§ Source material:
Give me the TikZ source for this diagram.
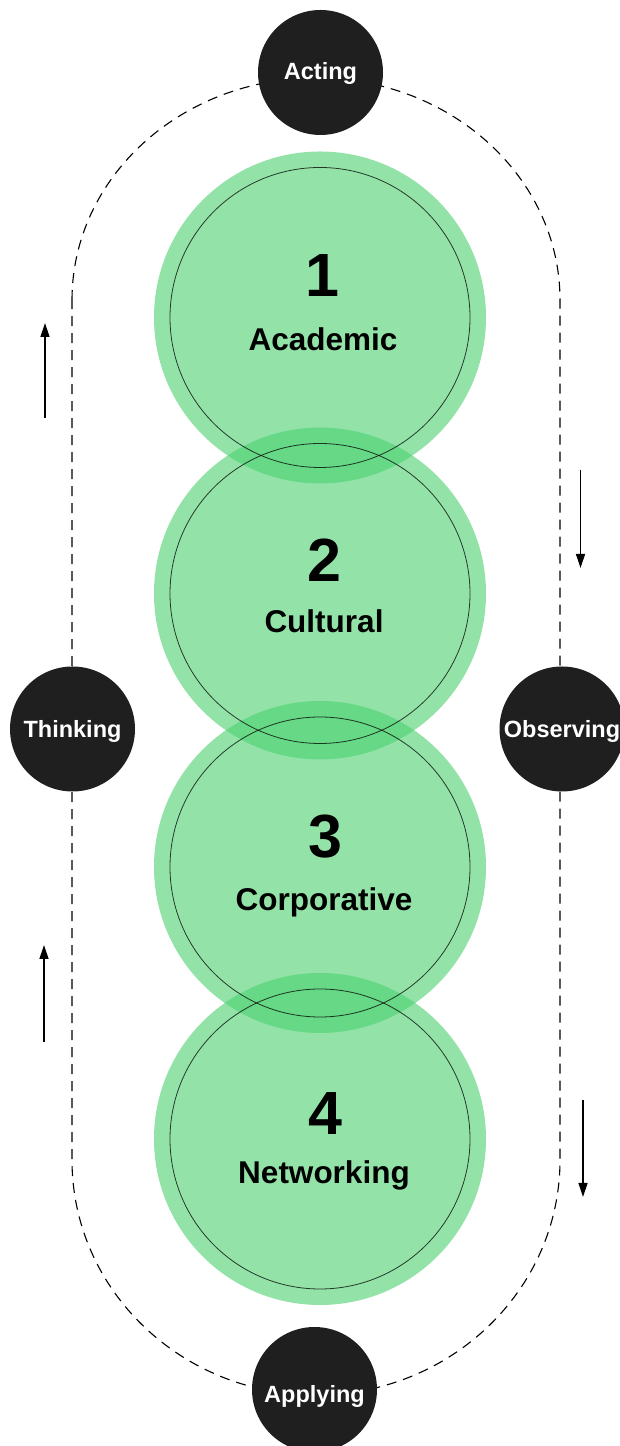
\documentclass[tikz,border=0pt]{standalone}
\usepackage{fontspec}
\setmainfont{Liberation Sans}
\usetikzlibrary{arrows.meta}
\definecolor{ringgreen}{RGB}{72,208,109}
\definecolor{darkdot}{RGB}{31,31,31}
\tikzset{
  greencirc/.style={circle, inner sep=0pt, minimum size=332pt, fill=ringgreen, fill opacity=0.59, draw=none},
  thinring/.style={circle, inner sep=0pt, minimum size=300pt, draw=black, draw opacity=0.75, line width=0.8pt},
  stagecirc/.style={circle, inner sep=0pt, minimum size=125pt, fill=darkdot, text=white, text depth=0pt, text height=16pt, font=\fontsize{23.5}{28}\selectfont\bfseries},
  numtext/.style={anchor=base, inner sep=0pt, font=\fontsize{61}{70}\selectfont\bfseries},
  labtext/.style={anchor=base, inner sep=0pt, font=\fontsize{31.5}{38}\selectfont\bfseries},
  looppath/.style={draw=black, line width=1.1pt, dash pattern=on 10pt off 7pt},
  flowarrow/.style={draw=black, line width=1.3pt, -{Triangle[length=14pt,width=9pt]}}
}
\begin{document}
\begin{tikzpicture}[x=1pt,y=1pt]
\useasboundingbox (0,0) rectangle (619,1446);
% dashed loop
\draw[looppath] (72,1146) arc[start angle=180, end angle=0, x radius=244pt, y radius=222pt]
  -- (560,286) arc[start angle=0, end angle=-180, x radius=244pt, y radius=235pt] -- cycle;
% green circles
\node[greencirc] (g1) at (320,1128.5) {};
\node[greencirc] (g2) at (320,852.5) {};
\node[greencirc] (g3) at (320,579) {};
\node[greencirc] (g4) at (320,307) {};
\node[thinring] (r1) at (320,1128.5) {};
\node[thinring] (r2) at (320,852.5) {};
\node[thinring] (r3) at (320,579) {};
\node[thinring] (r4) at (320,307) {};
% texts
\node[numtext] (n1) at (322,1149) {1};
\node[labtext] (l1) at (323,1095) {Academic};
\node[numtext] (n2) at (324,864) {2};
\node[labtext] (l2) at (324,813) {Cultural};
\node[numtext] (n3) at (325,588) {3};
\node[labtext] (l3) at (324,535) {Corporative};
\node[numtext] (n4) at (325,311) {4};
\node[labtext] (l4) at (324,262) {Networking};
% stage circles
\node[stagecirc, text height=15pt] (acting) at (320.5,1373.5) {Acting};
\node[stagecirc, text height=18pt] (thinking) at (72.5,717) {Thinking};
\node[stagecirc, text height=18pt] (observing) at (562,717) {Observing};
\node[stagecirc, text height=27pt] (applying) at (314.5,56.5) {Applying};
% arrows
\coordinate (a1s) at (45,1028); \coordinate (a1e) at (45,1123);
\coordinate (a2s) at (44,404);  \coordinate (a2e) at (44,501);
\coordinate (a3s) at (580.5,976); \coordinate (a3e) at (580.5,878);
\coordinate (a4s) at (583,346); \coordinate (a4e) at (583,249);
\draw[flowarrow] (a1s) -- (a1e);
\draw[flowarrow] (a2s) -- (a2e);
\draw[flowarrow] (a3s) -- (a3e);
\draw[flowarrow] (a4s) -- (a4e);
\end{tikzpicture}
\end{document}
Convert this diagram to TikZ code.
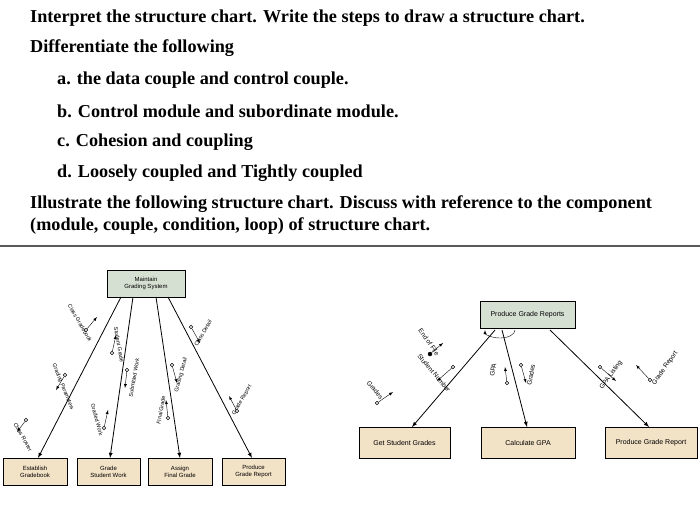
\documentclass[tikz,border=0pt]{standalone}
\usepackage{fontspec}
\setmainfont{Liberation Serif}
\newfontfamily\sansf{Liberation Sans}
\definecolor{topc}{HTML}{D6E0D2}
\definecolor{botc}{HTML}{F2E2C6}
\begin{document}
\begin{tikzpicture}[x=1pt,y=-1pt,
 hd/.style={anchor=west,font=\bfseries\fontsize{18.2}{20}\selectfont,inner sep=0},
 top/.style={draw,fill=topc,minimum height=27pt,align=center,font=\sansf\fontsize{6}{7}\selectfont},
 bot/.style={draw,fill=botc,minimum height=27pt,align=center,font=\sansf\fontsize{6}{7}\selectfont},
 conn/.style={->,>=latex,thick},
 cp/.style={font=\sansf\fontsize{5.5}{6}\selectfont,inner sep=0},
 cpb/.style={font=\sansf\fontsize{6.5}{7}\selectfont,inner sep=0},
 dat/.style={-latex,thin},
 oc/.style={draw,fill=white,circle,inner sep=0,minimum size=3.5pt},
 fc/.style={draw,fill=black,circle,inner sep=0,minimum size=4pt}]
\useasboundingbox (0,0) rectangle (700,511);
\fill[white] (0,0) rectangle (700,511);
\node[hd] (h1) at (30,18) {Interpret the structure chart. Write the steps to draw a structure chart.};
\node[hd] (h2) at (30,48) {Differentiate the following};
\node[hd] (h3) at (57,80) {a. the data couple and control couple.};
\node[hd] (h4) at (57,111) {b. Control module and subordinate module.};
\node[hd] (h5) at (57,142) {c. Cohesion and coupling};
\node[hd] (h6) at (57,173) {d. Loosely coupled and Tightly coupled};
\node[hd] (h7) at (30,204) {Illustrate the following structure chart. Discuss with reference to the component};
\node[hd] (h8) at (30,226) {(module, couple, condition, loop) of structure chart.};
\draw[gray!70!black,line width=1.5pt] (0,246) -- (700,246);
% left chart
\node[top,minimum width=78pt] (m) at (146,283.5) {Maintain\\Grading System};
\node[bot,minimum width=64pt] (b1) at (35,471.5) {Establish\\Gradebook};
\node[bot,minimum width=63pt] (b2) at (108.5,471.5) {Grade\\Student Work};
\node[bot,minimum width=64pt] (b3) at (180,471.5) {Assign\\Final Grade};
\node[bot,minimum width=63pt] (b4) at (253.5,471.5) {Produce\\Grade Report};
\coordinate (t1) at (121,297); \coordinate (t2) at (133,297);
\coordinate (t3) at (156,297); \coordinate (t4) at (168,297);
\draw[conn] (t1) -- (38,458);
\draw[conn] (t2) -- (110,458);
\draw[conn] (t3) -- (180,458);
\draw[conn] (t4) -- (252,458);
\node[cp,rotate=-60] (l1) at (80,323) {Class Gradebook};
\node[oc] (c1) at (86,330) {}; \coordinate (e1) at (97,317); \draw[dat] (c1) -- (e1);
\node[cp,rotate=-68] (l2) at (63,387) {Grading Parameters};
\node[oc] (c2) at (65,375) {}; \coordinate (e2) at (56,390); \draw[dat] (c2) -- (e2);
\node[cp,rotate=-60] (l3) at (23,437) {Class Roster};
\node[oc] (c3) at (26,420) {}; \coordinate (e3) at (17,432); \draw[dat] (c3) -- (e3);
\node[cp,rotate=-80] (l4) at (119,345) {Student Grade};
\node[oc] (c4) at (112,353) {}; \coordinate (e4) at (116,335); \draw[dat] (c4) -- (e4);
\node[cp,rotate=80] (l5) at (134,378) {Submitted Work};
\node[oc] (c5) at (127,370) {}; \coordinate (e5) at (125,388); \draw[dat] (c5) -- (e5);
\node[cp,rotate=-75] (l6) at (97,420) {Graded Work};
\node[oc] (c6) at (104,428) {}; \coordinate (e6) at (108,410); \draw[dat] (c6) -- (e6);
\node[cp,rotate=75] (l7) at (181,375) {Grading Detail};
\node[oc] (c7) at (172,365) {}; \coordinate (e7) at (177,383); \draw[dat] (c7) -- (e7);
\node[cp,rotate=80] (l8) at (161,410) {Final Grade};
\node[oc] (c8) at (168,418) {}; \coordinate (e8) at (166,400); \draw[dat] (c8) -- (e8);
\node[cp,rotate=60] (l9) at (203,333) {Class Detail};
\node[oc] (c9) at (191,327) {}; \coordinate (e9) at (200,343); \draw[dat] (c9) -- (e9);
\node[cp,rotate=60] (l10) at (242,400) {Grade Report};
\node[oc] (c10) at (237,411) {}; \coordinate (e10) at (229,396); \draw[dat] (c10) -- (e10);
% right chart
\node[top,minimum width=95pt,font=\sansf\fontsize{7}{8}\selectfont] (r) at (527.5,314.5) {Produce Grade Reports};
\node[bot,minimum width=91pt,minimum height=31pt,font=\sansf\fontsize{7}{8}\selectfont] (g1) at (404.5,442.5) {Get Student Grades};
\node[bot,minimum width=94pt,minimum height=31pt,font=\sansf\fontsize{7}{8}\selectfont] (g2) at (528,442.5) {Calculate GPA};
\node[bot,minimum width=92pt,minimum height=31pt,font=\sansf\fontsize{7}{8}\selectfont] (g3) at (651,442.5) {Produce Grade Report};
\coordinate (s1) at (495,330); \coordinate (s2) at (502,330); \coordinate (s3) at (550,330);
\draw[conn] (s1) -- (412,427);
\draw[conn] (s2) -- (527,427);
\draw[conn] (s3) -- (649,427);
\coordinate (la) at (515,330);
\draw[thin,->,>=latex] (la) arc (0:180:15 and 8);
\node[cpb,rotate=-55] (k1) at (429,342) {End of File};
\node[fc] (d1) at (430,354) {}; \coordinate (f1) at (443,343); \draw[dat] (d1) -- (f1);
\node[cpb,rotate=-50] (k2) at (434,373) {Student Number};
\node[oc] (d2) at (453,367) {}; \coordinate (f2) at (437,381); \draw[dat] (d2) -- (f2);
\node[cpb,rotate=-50] (k3) at (375,390) {Grades};
\node[oc] (d3) at (377,403) {}; \coordinate (f3) at (393,392); \draw[dat] (d3) -- (f3);
\node[cpb,rotate=80] (k4) at (493,370) {GPA};
\node[oc] (d4) at (507,383) {}; \coordinate (f4) at (505,367); \draw[dat] (d4) -- (f4);
\node[cpb,rotate=80] (k5) at (531,375) {Grades};
\node[oc] (d5) at (521,365) {}; \coordinate (f5) at (526,383); \draw[dat] (d5) -- (f5);
\node[cpb,rotate=55] (k6) at (611,375) {GPA Listing};
\node[oc] (d6) at (600,367) {}; \coordinate (f6) at (616,381); \draw[dat] (d6) -- (f6);
\node[cpb,rotate=55] (k7) at (665,368) {Grade Report};
\node[oc] (d7) at (650,380) {}; \coordinate (f7) at (636,365); \draw[dat] (d7) -- (f7);
\end{tikzpicture}
\end{document}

§ Brief:
Lines holding the word "this" in the entries above are the ones to pull out. Copy them all.

§ Task result:
Give me the TikZ source for this diagram.
Convert this diagram to TikZ code.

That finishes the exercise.